── RECORD SET ──

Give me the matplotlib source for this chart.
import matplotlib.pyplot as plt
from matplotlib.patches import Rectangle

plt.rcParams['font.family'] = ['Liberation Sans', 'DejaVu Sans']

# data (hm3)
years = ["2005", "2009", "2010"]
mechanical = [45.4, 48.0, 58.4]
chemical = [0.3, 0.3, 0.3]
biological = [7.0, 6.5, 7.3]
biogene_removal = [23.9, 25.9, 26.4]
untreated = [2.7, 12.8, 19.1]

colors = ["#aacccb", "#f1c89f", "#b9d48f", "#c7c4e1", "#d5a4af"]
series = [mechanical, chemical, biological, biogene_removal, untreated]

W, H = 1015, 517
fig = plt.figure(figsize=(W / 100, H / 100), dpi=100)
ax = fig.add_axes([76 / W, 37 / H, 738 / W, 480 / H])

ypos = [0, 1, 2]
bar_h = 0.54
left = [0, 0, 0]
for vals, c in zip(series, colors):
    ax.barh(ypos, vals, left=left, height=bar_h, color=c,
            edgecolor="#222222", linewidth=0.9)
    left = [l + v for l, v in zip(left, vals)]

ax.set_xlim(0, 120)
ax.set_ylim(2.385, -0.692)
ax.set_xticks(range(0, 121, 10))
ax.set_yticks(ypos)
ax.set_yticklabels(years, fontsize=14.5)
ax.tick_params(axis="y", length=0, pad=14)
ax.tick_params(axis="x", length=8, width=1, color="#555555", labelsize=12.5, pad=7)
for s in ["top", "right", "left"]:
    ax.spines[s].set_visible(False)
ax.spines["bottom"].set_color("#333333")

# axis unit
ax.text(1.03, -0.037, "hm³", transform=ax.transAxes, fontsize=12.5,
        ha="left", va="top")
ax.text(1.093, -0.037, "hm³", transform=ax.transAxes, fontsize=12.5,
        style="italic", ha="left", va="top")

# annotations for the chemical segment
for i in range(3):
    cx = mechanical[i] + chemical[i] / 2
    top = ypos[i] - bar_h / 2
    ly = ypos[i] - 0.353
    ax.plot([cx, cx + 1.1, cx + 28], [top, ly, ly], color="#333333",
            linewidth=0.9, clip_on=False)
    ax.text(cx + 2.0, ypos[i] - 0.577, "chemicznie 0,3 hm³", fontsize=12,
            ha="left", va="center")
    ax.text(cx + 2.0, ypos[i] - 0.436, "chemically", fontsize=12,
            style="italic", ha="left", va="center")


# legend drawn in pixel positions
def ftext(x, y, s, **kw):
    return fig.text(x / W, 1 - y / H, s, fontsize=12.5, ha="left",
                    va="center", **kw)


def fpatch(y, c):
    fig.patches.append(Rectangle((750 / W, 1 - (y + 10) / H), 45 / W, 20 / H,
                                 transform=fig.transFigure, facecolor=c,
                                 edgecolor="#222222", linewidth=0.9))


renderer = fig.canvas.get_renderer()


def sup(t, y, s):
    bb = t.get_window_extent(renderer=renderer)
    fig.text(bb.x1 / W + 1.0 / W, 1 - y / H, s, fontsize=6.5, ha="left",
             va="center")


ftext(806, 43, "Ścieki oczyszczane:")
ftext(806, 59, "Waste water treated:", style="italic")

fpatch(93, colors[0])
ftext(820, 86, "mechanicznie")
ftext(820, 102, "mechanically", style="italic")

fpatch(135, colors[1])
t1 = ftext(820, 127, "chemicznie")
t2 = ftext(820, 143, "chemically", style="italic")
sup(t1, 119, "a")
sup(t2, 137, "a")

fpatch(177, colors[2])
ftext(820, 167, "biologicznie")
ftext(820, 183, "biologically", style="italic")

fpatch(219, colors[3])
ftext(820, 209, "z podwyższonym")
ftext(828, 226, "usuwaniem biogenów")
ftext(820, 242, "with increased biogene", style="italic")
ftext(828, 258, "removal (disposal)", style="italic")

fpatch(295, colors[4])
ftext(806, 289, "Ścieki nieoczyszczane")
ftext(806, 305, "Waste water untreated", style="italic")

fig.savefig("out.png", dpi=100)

───
── RECORD SET ──

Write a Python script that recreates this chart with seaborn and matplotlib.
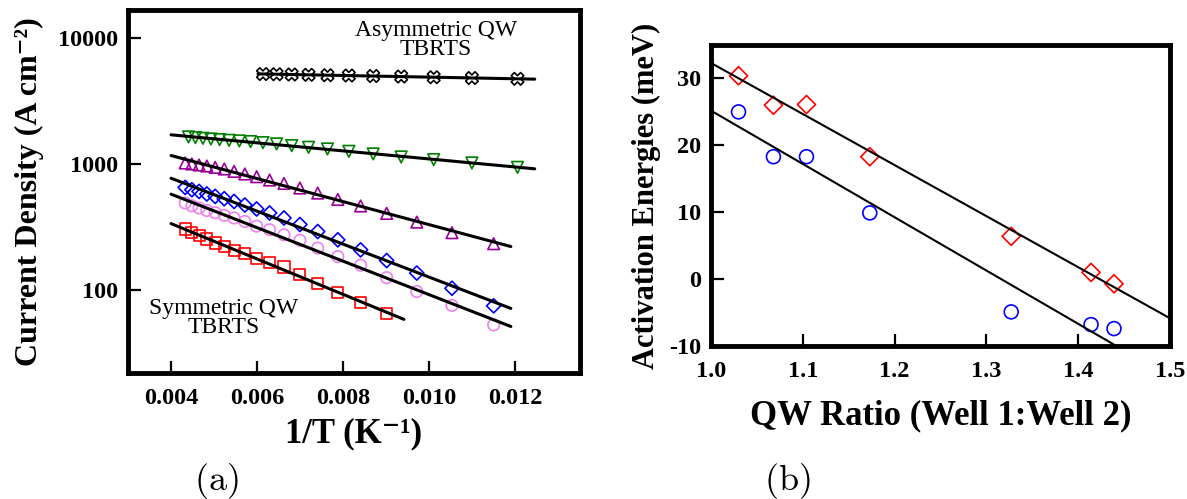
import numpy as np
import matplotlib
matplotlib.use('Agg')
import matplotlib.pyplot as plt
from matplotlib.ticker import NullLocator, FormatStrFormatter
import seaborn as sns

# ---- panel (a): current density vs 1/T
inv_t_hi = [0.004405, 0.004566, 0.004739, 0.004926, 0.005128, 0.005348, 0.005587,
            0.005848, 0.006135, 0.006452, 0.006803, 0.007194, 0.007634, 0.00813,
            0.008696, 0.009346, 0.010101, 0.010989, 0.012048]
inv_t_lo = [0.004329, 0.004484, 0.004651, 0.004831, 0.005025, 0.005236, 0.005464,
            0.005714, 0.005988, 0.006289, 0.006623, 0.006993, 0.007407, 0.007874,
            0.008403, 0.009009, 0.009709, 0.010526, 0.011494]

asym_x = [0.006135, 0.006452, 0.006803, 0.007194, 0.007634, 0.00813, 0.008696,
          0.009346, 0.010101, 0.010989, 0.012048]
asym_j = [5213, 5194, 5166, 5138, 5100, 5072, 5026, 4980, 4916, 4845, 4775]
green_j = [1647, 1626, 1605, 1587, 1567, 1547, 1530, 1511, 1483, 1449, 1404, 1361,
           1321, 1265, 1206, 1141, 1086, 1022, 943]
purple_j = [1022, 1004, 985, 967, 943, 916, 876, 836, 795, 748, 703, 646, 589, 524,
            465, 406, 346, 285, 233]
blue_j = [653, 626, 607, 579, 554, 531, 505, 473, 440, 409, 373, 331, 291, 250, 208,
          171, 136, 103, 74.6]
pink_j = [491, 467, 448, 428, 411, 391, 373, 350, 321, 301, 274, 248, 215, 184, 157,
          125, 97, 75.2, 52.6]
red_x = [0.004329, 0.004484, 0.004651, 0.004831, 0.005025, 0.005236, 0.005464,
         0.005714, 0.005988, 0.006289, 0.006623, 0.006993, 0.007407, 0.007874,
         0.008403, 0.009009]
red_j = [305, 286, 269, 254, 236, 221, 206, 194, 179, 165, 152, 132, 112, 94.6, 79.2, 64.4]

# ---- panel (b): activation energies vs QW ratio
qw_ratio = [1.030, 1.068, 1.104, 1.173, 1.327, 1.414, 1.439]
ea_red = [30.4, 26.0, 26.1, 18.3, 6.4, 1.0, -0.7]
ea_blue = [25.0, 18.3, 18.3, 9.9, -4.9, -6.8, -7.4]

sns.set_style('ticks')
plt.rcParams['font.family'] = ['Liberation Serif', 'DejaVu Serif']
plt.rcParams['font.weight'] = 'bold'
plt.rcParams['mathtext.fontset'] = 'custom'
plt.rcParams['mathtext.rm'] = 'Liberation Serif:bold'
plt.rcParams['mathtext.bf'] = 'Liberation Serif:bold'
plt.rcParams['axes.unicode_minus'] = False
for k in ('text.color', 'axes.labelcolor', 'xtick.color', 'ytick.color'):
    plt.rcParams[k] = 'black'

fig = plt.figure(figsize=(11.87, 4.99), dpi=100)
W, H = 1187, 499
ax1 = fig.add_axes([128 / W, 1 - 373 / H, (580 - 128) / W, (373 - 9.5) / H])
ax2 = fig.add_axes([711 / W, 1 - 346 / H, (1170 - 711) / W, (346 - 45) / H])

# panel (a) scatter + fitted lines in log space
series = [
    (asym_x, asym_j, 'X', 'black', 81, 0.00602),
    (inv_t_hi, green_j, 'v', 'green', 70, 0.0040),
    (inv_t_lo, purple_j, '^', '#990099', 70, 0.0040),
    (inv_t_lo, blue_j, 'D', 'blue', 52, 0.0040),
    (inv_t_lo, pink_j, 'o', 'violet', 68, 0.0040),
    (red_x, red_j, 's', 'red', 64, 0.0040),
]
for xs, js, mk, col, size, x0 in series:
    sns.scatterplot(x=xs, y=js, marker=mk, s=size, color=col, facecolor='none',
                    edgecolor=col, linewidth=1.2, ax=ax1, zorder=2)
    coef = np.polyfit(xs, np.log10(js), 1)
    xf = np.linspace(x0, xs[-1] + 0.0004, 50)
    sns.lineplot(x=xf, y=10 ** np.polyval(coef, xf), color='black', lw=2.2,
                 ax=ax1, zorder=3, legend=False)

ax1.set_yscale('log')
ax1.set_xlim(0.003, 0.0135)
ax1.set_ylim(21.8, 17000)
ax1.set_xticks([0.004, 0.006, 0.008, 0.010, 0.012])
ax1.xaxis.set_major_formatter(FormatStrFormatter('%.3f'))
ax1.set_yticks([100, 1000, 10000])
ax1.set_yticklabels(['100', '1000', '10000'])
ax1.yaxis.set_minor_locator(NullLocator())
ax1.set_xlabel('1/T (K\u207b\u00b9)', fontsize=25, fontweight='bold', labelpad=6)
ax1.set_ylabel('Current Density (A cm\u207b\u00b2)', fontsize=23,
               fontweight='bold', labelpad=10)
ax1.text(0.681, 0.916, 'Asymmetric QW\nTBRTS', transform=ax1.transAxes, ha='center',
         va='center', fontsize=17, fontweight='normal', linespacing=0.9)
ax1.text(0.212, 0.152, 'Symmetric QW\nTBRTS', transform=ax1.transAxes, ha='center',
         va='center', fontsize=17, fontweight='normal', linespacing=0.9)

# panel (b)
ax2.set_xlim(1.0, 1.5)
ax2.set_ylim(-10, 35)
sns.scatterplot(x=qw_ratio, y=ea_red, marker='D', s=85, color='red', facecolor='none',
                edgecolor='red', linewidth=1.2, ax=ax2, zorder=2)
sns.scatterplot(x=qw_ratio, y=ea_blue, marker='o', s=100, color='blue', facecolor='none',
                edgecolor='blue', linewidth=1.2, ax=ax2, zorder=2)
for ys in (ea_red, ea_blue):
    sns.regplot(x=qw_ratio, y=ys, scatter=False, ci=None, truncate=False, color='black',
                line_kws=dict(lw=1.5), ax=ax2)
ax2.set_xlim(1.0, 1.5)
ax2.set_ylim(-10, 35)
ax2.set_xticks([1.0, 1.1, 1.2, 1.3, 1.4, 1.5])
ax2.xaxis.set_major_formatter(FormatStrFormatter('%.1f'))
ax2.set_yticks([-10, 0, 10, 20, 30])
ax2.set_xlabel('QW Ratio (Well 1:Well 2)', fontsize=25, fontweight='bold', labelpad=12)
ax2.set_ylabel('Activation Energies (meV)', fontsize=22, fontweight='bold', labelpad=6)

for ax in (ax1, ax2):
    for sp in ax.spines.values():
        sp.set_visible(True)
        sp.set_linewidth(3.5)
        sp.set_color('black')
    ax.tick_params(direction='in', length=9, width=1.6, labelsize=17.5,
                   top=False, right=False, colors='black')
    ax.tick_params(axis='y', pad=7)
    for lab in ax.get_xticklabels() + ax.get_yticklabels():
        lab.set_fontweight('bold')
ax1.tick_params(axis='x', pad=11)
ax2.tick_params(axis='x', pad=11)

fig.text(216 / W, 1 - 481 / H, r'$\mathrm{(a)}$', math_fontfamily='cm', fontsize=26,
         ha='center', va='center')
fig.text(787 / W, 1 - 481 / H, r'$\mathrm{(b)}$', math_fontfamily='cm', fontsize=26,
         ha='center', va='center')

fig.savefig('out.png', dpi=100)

───
── RECORD SET ──

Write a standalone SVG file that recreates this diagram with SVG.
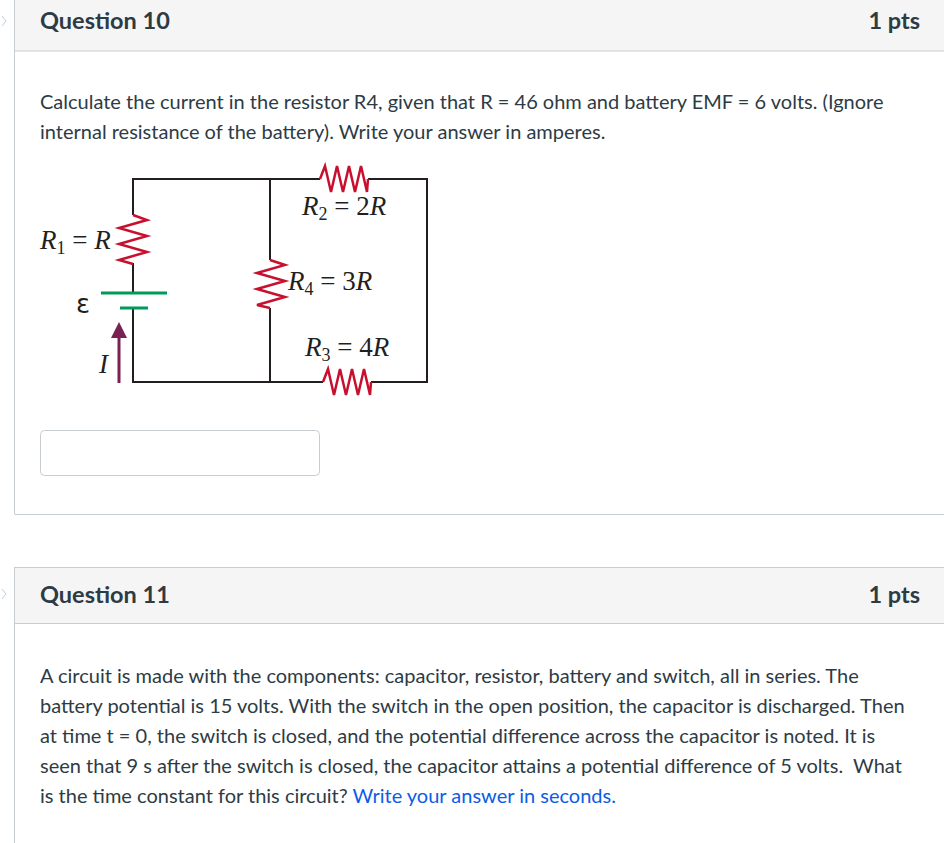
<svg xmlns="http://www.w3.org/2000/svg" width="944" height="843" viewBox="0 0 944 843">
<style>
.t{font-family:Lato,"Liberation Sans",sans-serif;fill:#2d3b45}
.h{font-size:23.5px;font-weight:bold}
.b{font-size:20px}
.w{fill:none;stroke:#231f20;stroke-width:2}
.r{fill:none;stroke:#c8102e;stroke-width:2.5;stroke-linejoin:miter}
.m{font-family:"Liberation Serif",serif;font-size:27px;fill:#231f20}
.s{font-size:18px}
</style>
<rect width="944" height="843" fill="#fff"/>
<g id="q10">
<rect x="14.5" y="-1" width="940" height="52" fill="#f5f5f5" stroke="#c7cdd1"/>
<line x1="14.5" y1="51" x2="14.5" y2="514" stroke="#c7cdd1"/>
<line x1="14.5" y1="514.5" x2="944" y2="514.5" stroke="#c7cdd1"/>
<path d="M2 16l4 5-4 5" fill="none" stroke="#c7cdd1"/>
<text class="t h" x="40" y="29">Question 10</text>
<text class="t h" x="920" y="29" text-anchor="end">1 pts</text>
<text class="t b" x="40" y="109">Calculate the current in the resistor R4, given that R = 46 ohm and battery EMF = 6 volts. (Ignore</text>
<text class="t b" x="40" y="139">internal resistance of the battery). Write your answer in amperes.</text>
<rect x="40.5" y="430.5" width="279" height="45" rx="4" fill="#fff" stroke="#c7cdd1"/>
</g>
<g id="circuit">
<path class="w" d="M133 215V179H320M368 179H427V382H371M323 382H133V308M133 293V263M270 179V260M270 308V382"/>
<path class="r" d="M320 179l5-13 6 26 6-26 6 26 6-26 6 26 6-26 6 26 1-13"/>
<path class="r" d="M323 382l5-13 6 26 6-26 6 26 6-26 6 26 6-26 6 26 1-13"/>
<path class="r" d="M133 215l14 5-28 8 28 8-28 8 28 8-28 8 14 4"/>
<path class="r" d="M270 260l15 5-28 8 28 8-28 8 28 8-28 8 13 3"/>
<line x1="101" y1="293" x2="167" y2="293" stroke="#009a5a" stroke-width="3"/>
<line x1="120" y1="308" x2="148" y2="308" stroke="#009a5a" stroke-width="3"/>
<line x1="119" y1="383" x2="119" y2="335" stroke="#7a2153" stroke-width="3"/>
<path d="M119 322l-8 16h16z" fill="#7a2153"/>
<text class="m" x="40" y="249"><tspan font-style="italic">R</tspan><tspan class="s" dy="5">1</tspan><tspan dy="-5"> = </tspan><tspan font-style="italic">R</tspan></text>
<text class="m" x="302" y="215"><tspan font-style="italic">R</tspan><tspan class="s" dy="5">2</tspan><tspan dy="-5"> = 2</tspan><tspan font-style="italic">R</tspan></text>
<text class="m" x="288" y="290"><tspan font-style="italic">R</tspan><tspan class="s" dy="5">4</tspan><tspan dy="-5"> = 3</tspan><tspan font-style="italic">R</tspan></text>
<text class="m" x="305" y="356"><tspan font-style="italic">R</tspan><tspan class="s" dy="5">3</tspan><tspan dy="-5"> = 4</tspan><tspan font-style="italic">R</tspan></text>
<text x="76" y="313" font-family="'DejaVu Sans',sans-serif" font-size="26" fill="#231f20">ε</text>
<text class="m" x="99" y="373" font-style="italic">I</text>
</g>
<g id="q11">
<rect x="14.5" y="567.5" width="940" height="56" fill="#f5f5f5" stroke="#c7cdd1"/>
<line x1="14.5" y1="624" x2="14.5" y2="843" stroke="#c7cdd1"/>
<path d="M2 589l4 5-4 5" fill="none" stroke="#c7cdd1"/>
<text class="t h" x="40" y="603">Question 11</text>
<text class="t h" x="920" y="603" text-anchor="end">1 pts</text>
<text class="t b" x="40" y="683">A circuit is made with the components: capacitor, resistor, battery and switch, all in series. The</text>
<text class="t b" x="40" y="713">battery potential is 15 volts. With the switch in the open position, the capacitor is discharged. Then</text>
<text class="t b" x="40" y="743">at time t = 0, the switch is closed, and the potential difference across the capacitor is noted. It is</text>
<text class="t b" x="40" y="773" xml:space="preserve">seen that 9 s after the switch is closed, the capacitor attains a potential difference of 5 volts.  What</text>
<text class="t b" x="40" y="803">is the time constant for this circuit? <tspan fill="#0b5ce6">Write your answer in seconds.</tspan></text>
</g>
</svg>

───

- [CHALLENGE]: Give back only the lines from the one holding "Write a Python" through the one holding "import seaborn as sns", both kept, exactly as written. Omit the images.

- [FINISHED TASK]:
Write a Python script that recreates this chart with seaborn and matplotlib.
import numpy as np
import matplotlib
matplotlib.use('Agg')
import matplotlib.pyplot as plt
from matplotlib.ticker import NullLocator, FormatStrFormatter
import seaborn as sns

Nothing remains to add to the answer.